Ocean water freezes at a lower temperature and boils at a higher temperature than distilled water. This difference is caused by the salts dissolved in seawater, a phenomenon known as colligative properties.
What Are the Freezing and Boiling Points of Distilled Water?
Distilled water, which is pure H2O with no dissolved impurities, has well-defined phase-change temperatures at standard atmospheric pressure:
- Freezing Point: 0 °C (32 °F)
- Boiling Point: 100 °C (212 °F)
These values serve as the standard baseline for comparison.
What Are the Freezing and Boiling Points of Ocean Water?
With an average salinity of about 3.5%, or 35 grams of salt per kilogram of seawater, the phase-change temperatures shift significantly.
| Property | Typical Ocean Water |
|---|---|
| Freezing Point | Approximately -1.9 °C (28.6 °F) |
| Boiling Point Elevation | Approximately 100.5 °C (212.9 °F) |
The exact temperature depends on the specific salinity and pressure.
Why Does Salt Water Freeze at a Lower Temperature?
This lowering of the freezing point is called freezing point depression. When salt ions are present in water, they disrupt the formation of the orderly ice crystal lattice. The water molecules must be cooled further to overcome this disruption and solidify. In simple terms, the salt "gets in the way" of freezing.
Why Does Salt Water Boil at a Higher Temperature?
The increase in the boiling point is called boiling point elevation. Dissolved salt particles lower the concentration of water molecules at the surface. This reduces the water's vapor pressure, meaning more energy (heat) is required for the vapor pressure to equal the surrounding atmospheric pressure and initiate boiling.
How Much Does Salinity Affect These Points?

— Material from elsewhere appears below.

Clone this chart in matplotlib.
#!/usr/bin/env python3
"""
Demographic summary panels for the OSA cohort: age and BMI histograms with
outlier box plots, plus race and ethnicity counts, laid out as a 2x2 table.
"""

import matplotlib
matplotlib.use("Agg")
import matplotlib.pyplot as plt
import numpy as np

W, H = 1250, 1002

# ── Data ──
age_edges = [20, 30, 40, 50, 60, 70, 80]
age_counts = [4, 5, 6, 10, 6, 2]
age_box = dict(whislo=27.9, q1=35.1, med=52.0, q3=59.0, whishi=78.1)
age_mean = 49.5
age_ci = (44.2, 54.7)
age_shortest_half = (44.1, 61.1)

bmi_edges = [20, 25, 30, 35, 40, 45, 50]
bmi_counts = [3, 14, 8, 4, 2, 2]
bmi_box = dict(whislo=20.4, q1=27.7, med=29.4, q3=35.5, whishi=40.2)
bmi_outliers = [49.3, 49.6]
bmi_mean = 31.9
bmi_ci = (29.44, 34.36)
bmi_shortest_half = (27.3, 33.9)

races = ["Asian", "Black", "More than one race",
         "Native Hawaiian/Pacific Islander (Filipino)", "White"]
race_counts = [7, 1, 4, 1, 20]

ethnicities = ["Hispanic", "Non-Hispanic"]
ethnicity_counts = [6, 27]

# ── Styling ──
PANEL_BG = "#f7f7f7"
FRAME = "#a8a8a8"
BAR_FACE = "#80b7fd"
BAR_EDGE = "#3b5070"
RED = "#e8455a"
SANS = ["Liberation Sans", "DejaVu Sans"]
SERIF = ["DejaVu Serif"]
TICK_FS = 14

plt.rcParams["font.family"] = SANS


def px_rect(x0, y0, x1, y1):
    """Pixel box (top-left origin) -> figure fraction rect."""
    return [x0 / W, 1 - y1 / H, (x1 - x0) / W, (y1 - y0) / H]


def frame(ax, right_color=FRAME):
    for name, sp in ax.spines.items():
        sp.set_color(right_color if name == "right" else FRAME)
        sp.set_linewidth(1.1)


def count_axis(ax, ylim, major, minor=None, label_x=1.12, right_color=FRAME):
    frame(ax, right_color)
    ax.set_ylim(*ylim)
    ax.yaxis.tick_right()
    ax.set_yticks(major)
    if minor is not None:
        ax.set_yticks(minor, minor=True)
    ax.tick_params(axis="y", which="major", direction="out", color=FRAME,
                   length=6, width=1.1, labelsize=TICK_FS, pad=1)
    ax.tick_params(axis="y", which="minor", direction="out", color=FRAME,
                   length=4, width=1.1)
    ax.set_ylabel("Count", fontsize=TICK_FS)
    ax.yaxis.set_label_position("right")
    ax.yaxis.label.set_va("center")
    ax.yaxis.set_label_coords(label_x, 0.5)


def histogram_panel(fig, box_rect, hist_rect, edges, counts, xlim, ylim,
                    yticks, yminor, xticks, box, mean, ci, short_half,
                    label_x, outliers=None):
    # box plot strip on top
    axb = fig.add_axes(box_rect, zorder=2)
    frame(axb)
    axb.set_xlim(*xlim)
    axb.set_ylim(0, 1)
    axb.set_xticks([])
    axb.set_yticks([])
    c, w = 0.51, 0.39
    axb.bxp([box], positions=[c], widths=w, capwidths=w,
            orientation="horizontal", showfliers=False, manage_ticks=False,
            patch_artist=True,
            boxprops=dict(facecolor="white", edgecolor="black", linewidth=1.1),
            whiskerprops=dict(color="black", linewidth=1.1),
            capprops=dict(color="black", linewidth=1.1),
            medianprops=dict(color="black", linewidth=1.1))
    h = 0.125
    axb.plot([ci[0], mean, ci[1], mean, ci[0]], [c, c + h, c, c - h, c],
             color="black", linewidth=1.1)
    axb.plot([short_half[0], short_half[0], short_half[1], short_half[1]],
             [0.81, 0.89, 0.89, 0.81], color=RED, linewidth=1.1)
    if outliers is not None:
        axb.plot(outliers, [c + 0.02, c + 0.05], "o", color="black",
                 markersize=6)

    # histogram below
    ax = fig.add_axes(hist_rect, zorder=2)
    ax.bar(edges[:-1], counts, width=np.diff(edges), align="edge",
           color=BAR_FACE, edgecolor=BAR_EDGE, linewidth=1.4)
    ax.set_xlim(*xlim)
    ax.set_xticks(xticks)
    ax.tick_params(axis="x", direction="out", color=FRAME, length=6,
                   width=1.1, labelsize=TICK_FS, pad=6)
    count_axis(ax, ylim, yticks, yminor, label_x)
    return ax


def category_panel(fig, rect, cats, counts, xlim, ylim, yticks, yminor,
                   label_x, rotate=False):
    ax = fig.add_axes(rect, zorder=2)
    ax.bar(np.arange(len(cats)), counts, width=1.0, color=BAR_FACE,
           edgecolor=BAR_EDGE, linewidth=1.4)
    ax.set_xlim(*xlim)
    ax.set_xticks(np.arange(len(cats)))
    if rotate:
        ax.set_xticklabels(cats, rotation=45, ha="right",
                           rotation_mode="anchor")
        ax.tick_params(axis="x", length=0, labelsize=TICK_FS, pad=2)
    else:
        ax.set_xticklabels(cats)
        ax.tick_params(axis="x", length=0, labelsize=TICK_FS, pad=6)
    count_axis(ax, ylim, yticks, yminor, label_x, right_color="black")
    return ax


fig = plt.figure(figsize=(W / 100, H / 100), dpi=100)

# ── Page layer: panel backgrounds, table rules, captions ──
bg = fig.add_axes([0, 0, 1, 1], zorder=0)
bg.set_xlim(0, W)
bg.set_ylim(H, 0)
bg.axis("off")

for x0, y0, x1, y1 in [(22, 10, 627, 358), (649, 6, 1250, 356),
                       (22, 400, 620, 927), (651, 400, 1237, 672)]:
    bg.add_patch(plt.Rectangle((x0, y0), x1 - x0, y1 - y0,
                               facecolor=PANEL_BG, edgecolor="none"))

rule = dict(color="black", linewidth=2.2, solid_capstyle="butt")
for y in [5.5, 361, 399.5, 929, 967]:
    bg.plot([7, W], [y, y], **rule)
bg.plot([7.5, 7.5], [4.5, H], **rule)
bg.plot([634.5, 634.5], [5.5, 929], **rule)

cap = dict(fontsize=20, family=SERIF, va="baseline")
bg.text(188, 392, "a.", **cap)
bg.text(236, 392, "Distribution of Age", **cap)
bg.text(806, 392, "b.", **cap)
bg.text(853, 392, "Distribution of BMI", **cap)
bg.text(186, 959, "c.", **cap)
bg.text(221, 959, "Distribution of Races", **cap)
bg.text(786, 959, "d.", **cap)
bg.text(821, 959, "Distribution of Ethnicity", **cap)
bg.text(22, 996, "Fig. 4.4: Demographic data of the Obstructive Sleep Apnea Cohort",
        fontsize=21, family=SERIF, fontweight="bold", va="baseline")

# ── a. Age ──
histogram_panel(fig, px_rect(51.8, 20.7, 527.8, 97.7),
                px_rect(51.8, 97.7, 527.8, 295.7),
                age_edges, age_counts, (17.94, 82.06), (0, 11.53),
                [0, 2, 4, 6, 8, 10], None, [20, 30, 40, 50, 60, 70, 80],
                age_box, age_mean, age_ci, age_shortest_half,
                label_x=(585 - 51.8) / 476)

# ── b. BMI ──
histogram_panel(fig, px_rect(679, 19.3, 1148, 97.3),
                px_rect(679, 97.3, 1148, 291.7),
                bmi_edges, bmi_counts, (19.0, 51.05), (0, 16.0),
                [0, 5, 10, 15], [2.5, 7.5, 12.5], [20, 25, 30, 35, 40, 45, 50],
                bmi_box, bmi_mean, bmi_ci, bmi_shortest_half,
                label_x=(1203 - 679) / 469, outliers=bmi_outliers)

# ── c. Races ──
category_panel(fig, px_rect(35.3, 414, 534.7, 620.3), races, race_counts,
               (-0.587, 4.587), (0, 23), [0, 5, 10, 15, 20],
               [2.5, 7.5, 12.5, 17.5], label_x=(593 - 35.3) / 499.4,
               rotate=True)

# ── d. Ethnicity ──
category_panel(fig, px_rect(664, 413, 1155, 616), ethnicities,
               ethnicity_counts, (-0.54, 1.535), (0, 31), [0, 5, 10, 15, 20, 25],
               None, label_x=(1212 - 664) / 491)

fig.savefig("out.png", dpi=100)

The change in temperature is directly proportional to the concentration of dissolved particles. Higher salinity leads to greater changes.
- Freezing Point: For every 5 parts per thousand (ppt) increase in salinity, the freezing point decreases by roughly 0.028 °C.

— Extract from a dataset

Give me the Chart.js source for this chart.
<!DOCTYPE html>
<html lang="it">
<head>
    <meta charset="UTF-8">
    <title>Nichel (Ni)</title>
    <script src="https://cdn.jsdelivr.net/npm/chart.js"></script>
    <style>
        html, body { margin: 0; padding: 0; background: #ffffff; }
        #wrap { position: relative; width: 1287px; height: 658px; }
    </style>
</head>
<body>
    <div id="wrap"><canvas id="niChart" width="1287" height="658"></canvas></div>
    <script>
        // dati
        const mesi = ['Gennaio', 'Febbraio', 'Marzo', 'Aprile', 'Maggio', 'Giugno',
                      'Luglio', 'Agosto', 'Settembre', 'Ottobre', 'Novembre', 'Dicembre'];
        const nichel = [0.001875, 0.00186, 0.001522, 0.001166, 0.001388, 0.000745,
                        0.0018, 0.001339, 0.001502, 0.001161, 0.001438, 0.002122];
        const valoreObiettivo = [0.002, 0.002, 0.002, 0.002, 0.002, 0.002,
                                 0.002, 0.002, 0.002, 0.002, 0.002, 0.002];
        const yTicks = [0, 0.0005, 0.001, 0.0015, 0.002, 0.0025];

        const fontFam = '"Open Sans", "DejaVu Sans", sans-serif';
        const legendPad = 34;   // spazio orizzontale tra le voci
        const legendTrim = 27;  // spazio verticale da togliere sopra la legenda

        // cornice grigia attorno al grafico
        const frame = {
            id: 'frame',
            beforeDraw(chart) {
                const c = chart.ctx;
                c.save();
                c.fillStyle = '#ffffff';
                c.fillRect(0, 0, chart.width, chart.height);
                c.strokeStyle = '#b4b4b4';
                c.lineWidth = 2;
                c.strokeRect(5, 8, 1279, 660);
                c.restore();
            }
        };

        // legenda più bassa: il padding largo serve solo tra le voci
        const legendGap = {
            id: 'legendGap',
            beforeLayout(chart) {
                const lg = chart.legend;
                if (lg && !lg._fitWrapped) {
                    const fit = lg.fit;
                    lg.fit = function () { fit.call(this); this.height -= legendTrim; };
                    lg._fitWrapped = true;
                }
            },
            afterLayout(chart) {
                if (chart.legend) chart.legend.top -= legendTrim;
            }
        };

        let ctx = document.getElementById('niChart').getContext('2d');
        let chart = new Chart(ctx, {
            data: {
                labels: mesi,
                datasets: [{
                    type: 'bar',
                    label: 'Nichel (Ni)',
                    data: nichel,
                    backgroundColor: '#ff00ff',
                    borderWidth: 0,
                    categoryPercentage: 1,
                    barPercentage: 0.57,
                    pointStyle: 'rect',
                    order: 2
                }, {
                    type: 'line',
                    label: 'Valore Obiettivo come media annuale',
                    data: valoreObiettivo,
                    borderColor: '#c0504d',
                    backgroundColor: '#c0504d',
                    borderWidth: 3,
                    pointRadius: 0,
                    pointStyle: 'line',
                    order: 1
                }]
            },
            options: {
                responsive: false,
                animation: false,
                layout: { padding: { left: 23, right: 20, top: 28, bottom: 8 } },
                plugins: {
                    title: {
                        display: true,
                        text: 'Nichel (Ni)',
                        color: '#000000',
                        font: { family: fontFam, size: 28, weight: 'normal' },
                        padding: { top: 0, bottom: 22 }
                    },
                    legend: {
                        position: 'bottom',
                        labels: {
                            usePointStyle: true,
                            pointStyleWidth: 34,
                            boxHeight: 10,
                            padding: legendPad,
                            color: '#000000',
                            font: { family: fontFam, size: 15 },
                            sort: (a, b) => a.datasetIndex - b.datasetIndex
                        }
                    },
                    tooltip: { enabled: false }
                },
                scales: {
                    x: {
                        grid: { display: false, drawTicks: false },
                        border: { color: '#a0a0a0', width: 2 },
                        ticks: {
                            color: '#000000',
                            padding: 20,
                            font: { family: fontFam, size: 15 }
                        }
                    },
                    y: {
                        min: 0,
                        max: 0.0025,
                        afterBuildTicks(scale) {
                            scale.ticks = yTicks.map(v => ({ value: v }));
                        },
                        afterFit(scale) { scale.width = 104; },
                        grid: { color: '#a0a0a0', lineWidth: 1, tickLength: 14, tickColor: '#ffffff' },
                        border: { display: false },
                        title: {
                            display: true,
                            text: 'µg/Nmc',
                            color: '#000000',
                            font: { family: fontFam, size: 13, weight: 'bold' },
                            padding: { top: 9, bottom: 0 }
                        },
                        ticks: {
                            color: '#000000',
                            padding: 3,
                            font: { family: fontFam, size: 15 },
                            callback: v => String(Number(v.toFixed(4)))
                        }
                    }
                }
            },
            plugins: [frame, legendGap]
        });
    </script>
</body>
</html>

- Boiling Point: The elevation is smaller; a 3.5% salt solution boils only about 0.5 °C higher than pure water.
What Are the Real-World Implications of This Difference?
- Ocean Ice Formation: Seawater freezes below 0 °C, which is why ocean surface temperatures can be below freezing without forming solid ice. When it does freeze, the ice expels salt, creating denser, saltier water that sinks.
- Cooking & Food Science: Adding salt to water raises its boiling point, though the effect is minimal for typical cooking amounts. Its primary culinary benefit is flavor enhancement.
- Climate & Weather Models: Accurate data on seawater freezing points is crucial for predicting sea ice formation, which impacts global ocean circulation and climate patterns.